Rios predicted that, if people can’t drop off their early ballots in person, it will result in massively longer lines at polling places on Election Day, reminiscent of the fiasco that occurred in Maricopa County during the 2016 presidential preference election.
Like Ugenti-Rita and others, Rios pointed out that it took as long to count ballots last year as in previous elections, which led her to wonder aloud what the purpose of the bill is. She noted that Republicans led all statewide races on election night, but Democrats took the lead in several big races as the ballots were counted.
“There was nothing nefarious. There was no voter fraud,” she said. “Oftentimes we don’t like the results we see, but that is no reason to upend a system that’s working and will potentially disenfranchise thousand of voters.”

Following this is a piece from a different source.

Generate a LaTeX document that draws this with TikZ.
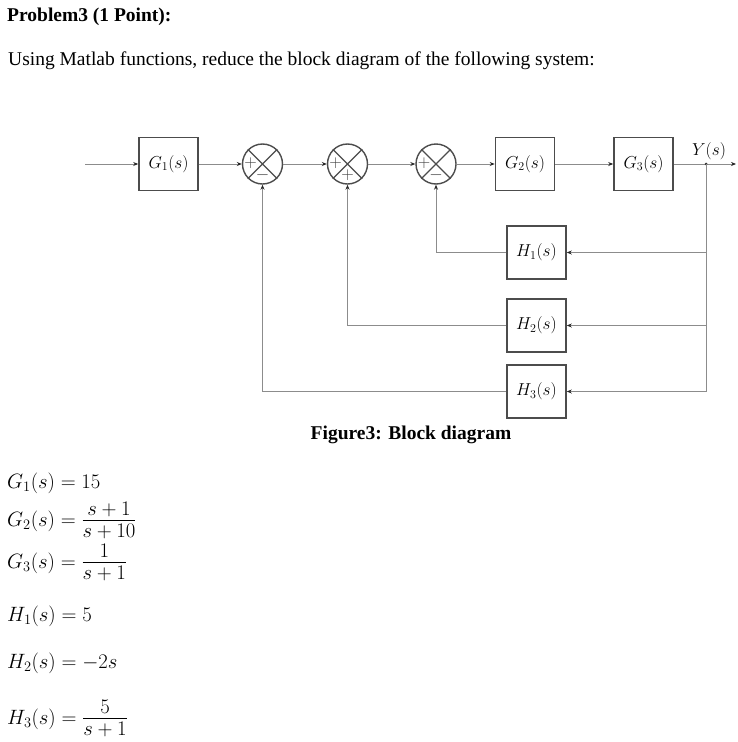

Other Democrats said eliminating early ballot drop-offs could cause problems in rural areas, where the mail is slower, many voters rely on dropboxes for their early ballots and some people don’t have postal service at their homes. Sen. Lisa Otondo, D-Yuma, said mail in rural areas is processed through Phoenix, which increases the time it takes for early ballots to get to election officials and gives people less time to mail them in.
Republicans rejected the notion that SB 1046 added new barriers to voting or made it more difficult for Arizonans to cast ballots. Sen. J.D. Mesnard, R-Chandler, said there is nothing in the bill preventing people from exercising their right to vote. He noted that people have 26 days mail in their ballots after receiving them.
“We have confused the right to vote with convenience. It’s not the same thing,” Mesnard said.
Mesnard said the long vote count, especially when leads change, compels people question the system, “whether it is right or wrong, rational or irrational.”
“The longer it takes to count ballots… the more people start to lose faith in that process,” he said.